Based on the horizontal and vertical displacements, the new coordinates are $$(6, 5)$$.
Therefore, $$ z _ { 1 } = 6 + 5 i $$.

**step5** Second movement: Displacement vector calculation

From $$ z _ { 1 } $$, the particle moves $$ \sqrt { 2 } $$ units in the direction of the vector $$ \hat { \mathbf { i } } + \hat { \mathbf { j } } $$.
The vector $$ \hat { \mathbf { i } } + \hat { \mathbf { j } } $$ corresponds to the complex number $$ 1 + i $$.
The magnitude (or length) of this vector is calculated using the Pythagorean theorem: $$ |1 + i| = \sqrt { 1^2 + 1^2 } = \sqrt { 1 + 1 } = \sqrt { 2 } $$.
Since the particle moves $$ \sqrt { 2 } $$ units and the direction vector $$ (1+i) $$ itself has a magnitude of $$ \sqrt { 2 } $$, the displacement is directly $$ 1 + i $$.

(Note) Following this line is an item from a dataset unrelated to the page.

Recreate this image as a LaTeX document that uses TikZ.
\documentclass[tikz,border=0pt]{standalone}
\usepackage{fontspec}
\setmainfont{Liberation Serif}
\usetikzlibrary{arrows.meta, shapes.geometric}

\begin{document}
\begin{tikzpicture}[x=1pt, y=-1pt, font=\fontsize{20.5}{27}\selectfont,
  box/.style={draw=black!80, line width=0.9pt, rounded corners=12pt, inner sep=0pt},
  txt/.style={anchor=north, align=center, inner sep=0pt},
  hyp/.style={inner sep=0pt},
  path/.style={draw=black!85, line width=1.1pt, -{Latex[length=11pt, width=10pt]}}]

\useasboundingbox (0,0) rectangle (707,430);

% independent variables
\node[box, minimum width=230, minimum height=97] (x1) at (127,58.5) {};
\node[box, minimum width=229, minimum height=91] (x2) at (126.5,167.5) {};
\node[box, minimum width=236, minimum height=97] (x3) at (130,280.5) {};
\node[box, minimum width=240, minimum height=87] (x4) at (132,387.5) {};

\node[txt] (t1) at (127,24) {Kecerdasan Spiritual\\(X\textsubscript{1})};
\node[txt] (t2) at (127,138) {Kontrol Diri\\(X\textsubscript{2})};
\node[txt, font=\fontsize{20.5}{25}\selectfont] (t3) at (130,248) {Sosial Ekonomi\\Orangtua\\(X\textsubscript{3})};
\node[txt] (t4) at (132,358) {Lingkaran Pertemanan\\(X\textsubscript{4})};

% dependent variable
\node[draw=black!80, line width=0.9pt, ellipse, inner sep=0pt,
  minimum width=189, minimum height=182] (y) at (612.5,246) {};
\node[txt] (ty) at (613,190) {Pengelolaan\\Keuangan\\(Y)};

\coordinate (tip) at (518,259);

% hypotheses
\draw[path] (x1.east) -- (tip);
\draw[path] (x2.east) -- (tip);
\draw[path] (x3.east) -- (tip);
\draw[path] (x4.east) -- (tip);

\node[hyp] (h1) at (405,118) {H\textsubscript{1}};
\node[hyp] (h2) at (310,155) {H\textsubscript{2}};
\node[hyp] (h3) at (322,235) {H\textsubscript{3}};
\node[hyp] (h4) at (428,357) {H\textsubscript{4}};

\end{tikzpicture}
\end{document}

**step6** Calculating the intermediate point after second movement

The particle starts from $$ z _ { 1 } = 6 + 5 i $$ and moves by a displacement of $$ 1 + i $$.
To find the new position, we add the displacement to $$ z _ { 1 } $$. Let's call this intermediate point $$ z' $$.
$$ z' = z _ { 1 } + (1 + i) $$
$$ z' = (6 + 5i) + (1 + i) $$
We add the real parts together and the imaginary parts together:
$$ z' = (6 + 1) + (5 + 1)i $$
$$ z' = 7 + 6i $$.

**step7** Third movement: Rotation factor

From $$ z' $$, the particle moves through an angle $$ \frac { \pi } { 2 } $$ in the anti-clockwise direction on a circle with its centre at the origin.
In the complex plane, a rotation by an angle $$ \theta $$ anti-clockwise about the origin is achieved by multiplying the complex number by $$ e^{i\theta} = \cos(\theta) + i\sin(\theta) $$.
For an angle of $$ \theta = \frac { \pi } { 2 } $$ (which is 90 degrees), the rotation factor is:
$$ e^{i\frac{\pi}{2}} = \cos\left(\frac{\pi}{2}\right) + i\sin\left(\frac{\pi}{2}\right) = 0 + i(1) = i $$.

**step8** Calculating $$ z _ { 2 } $$

To find the final point $$ z _ { 2 } $$, we multiply the intermediate point $$ z' = 7 + 6i $$ by the rotation factor $$ i $$.
$$ z _ { 2 } = z' \times i $$
$$ z _ { 2 } = (7 + 6i) \times i $$
Distribute $$ i $$ to both terms:
$$ z _ { 2 } = 7i + 6i^2 $$
Recall that $$ i^2 = -1 $$. Substitute this value:
$$ z _ { 2 } = 7i + 6(-1) $$
$$ z _ { 2 } = 7i - 6 $$
Rearranging to the standard form ($$ a + bi $$):
$$ z _ { 2 } = -6 + 7i $$.

**step9** Comparing with options

The calculated final point is $$ z _ { 2 } = -6 + 7i $$.
Comparing this result with the given options:
(a) $$ 6 + 7 i $$
(b) $$ - 7 + 6 i $$
(c) $$ 7 + 6 i $$
(d) $$ - 6 + 7 i $$
The calculated result matches option (d).